This series by American studies professor Ben Railton explores the connections between America’s past and present.
Note: Usually I focus in this column on stories and themes from American history that echo our current moment’s challenges. But sometimes those present challenges are most fully connected to our shared future, and in this column I wanted to respond to the most pressing and overwhelming such challenge we’re facing, using a fictional vision of the future to help us imagine how we might move forward.
Earlier this week, the United Nations’ Intergovernmental Panel on Climate Change (IPCC) released its Sixth Assessment Report, the first since 2013, on the state and future of global climate change. UN Secretary-General António Guterres called the report “code red for humanity,” arguing that its dire assessments and predictions demand immediate action from all the world’s nat]ions if the worst-case future is to be staved off. That call has been echoed by climate scientists and political leaders from across the globe, all highlighting the report’s truly catastrophic details about where we are and where we’re headed.
I’ve written before in this space about the need for critical optimism. A corollary to my new book’s concept of critical patriotism, critical optimism is the idea that a genuinely optimistic perspective on the future requires first grappling with the hardest and darkest realities of the present. But what do we do if those realities seem so bleak that it feels impossible to imagine a better future? In Charles Chesnutt’s The Marrow of Tradition (1901), he says, “There’s time enough, but none to spare.” What do we do when it feels like there’s no longer time, that our opportunity to change things for the better has passed?

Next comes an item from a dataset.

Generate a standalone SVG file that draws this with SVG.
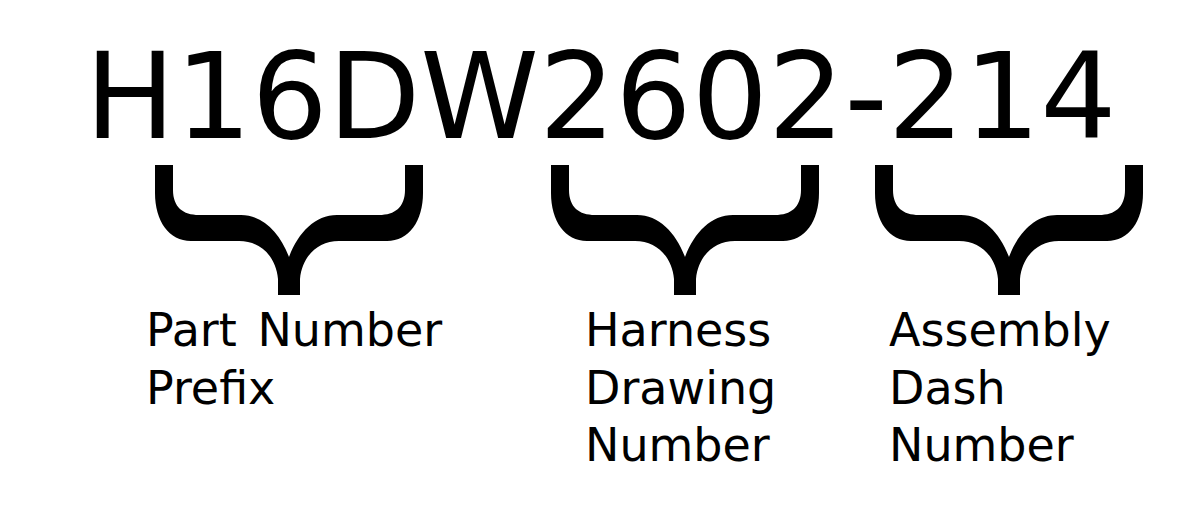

In moments like these, the search for critical optimism, for clear-eyed and genuine hope for the future, is a fraught and fragile quest. As with so many of our collective efforts, that search benefits from cultural models, voices, and works that can offer us stories of characters grappling with their own dark realities and fighting for their own hard-won hopes. To my mind, no 21st century American cultural work better exemplifies that battle than Cormac McCarthy’s 2006 dystopian novel The Road. Note that if you haven’t read the book, there are some spoilers ahead.
McCarthy’s novel envisions a post-apocalyptic America, one in which an unspecified event (perhaps a nuclear holocaust or the like) has destroyed all of human society and left behind a desolate wasteland populated mostly by roving bands of cannibals and criminals. His narrative follows a father and son, known only as “the man” and “the boy,” as they travel the titular road and try to survive in this blasted world. But the father, in whose perspective most of the novel is written and whose occasional flashbacks tell us what little we know of the apocalyptic event and its immediate aftermath, generally seems to believe that they are only marking time until the inevitable moment when he will have to take both of their lives, for which purpose he carries a revolver with only two remaining rounds. Which is to say, McCarthy has not only created a dark American future — he has created one in which there seems to be no future at all, no hope for anything other than a somewhat quick or painless demise.
In such a world, ideas of critical optimism — and corollaries such as shared, communal ideals and the stories that can pass them on — would seem laughably naïve and utterly useless in the face of the daily dark realities that confront these characters. Yet importantly, McCarthy’s novel makes precisely the opposite case. The father sees himself as having two remaining and vital roles to perform: keeping his son alive for as long as possible, fighting for this next generation with everything he has left; and passing on to his son a set of core stories, ideas, and beliefs, the values that can guide his life and identity.
Despite the father’s own internal doubts and fears, those beliefs are centrally defined by a more hopeful concept: that it is vital for people like them, those who are “still the good guys,” to “carry the fire,” to remember and retell and embody the stories of heroism and hope in the face of the world’s darkest realities. In the novel’s climactic moments, it is precisely the father’s belief in the fire and the stories that wins out over his fatalism: dying from an attack by one of the bad guys (a marauding thief), the father finds himself unable to shoot his son as he had always planned, despite his son pleading for him to do it so they can remain together. Instead, he tells his son that he has to go on, that now “you have to carry the fire. It’s inside you. It was always there. I can see it.” And he adds, crucially, that his voice and stories can and will remain inside his son as well: “If I’m not here you can still talk to me. You can talk to me and I’ll talk to you…And you’ll hear me. You have to practice. Just don’t give up.”
The boy is not sure he will be able to live up to these instructions, will be able to embody and carry forward his father’s final, hopeful vision for his future. But in the novel’s closing pages, after his father’s sacrifice has saved his life, the boy finds another family, a foursome whom he believes to be good guys who are also carrying the fire. He joins them on the road forward, and in the book’s concluding lines he promises his father’s memory that as part of that continued journey, “I’ll talk to you every day, and I won’t forget. No matter what.”
Critical optimism doesn’t mean a guarantee of a better future, necessarily. What it does mean is that we don’t give up, that the battle for our future, for ourselves but especially for the next generations, continues. And it does require that we remember the best of our stories and histories, our ideals and values, of the world for which we’re fighting. In the darkest of times, works like McCarthy’s novel can offer us roadmaps to such critical optimism, collective memories, and hard-won hope.